Riegler believes that "the biography of the grandfather is the key to understanding the motives of Jan Marsalek and his passion for espionage. As if someone is following in someone else's footsteps." Even the name "Jan" is a Czech version of the name "Hans."
And even if no one in the family knew about the secret of the grandfather, it was certainly known that Hans Marsalek worked in counterintelligence after the war and often traveled around the Eastern Bloc.
The family is silent about this. Jan's mother declined to comment. However, it is known that Jan was very proud of his grandfather as a hero of the Resistance, although he never mentioned his possible espionage activities.
Ten Years of Work
According to archival documents, Hans Marsalek's cooperation with Czechoslovak intelligence lasted about ten years.
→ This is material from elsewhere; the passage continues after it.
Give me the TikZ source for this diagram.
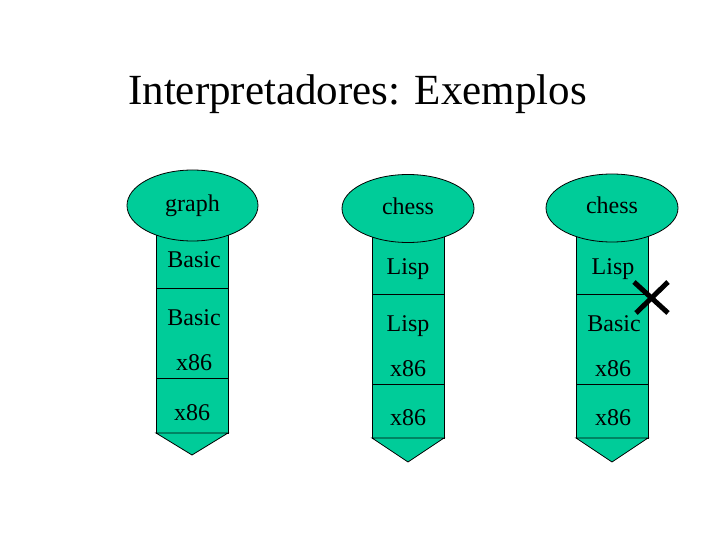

Interestingly, in 1968 he openly supported the "Prague Spring," but even after the introduction of Soviet tanks, he continued to be considered a "loyal friend of the CSSR."
A key moment in Hans Marsalek's spy career occurred in 1963. Before that, he was a policeman, which gave him access to valuable information. But in 1963, he was transferred to the Ministry of the Interior to the position of head of the Mauthausen Memorial Complex. Although Marsalek repeatedly promised his handler to return to the police service, this never happened. As a result, Czechoslovak intelligence began to gradually lose interest in him.

The special services used his new status and international contacts several more times. Under the guise of participating in meetings of the International Committee of Mauthausen Prisoners, he traveled to Brussels and Antwerp, where, according to the case files, he had to look for opportunities to spy on Western armies and even try to "penetrate the NATO center."
In 1970, cooperation was terminated. At the last meeting in Marienbad, as stated in the case file, "the service thanked him for his cooperation and presented the informant with a small farewell gift." What this gift was, the documents do not specify.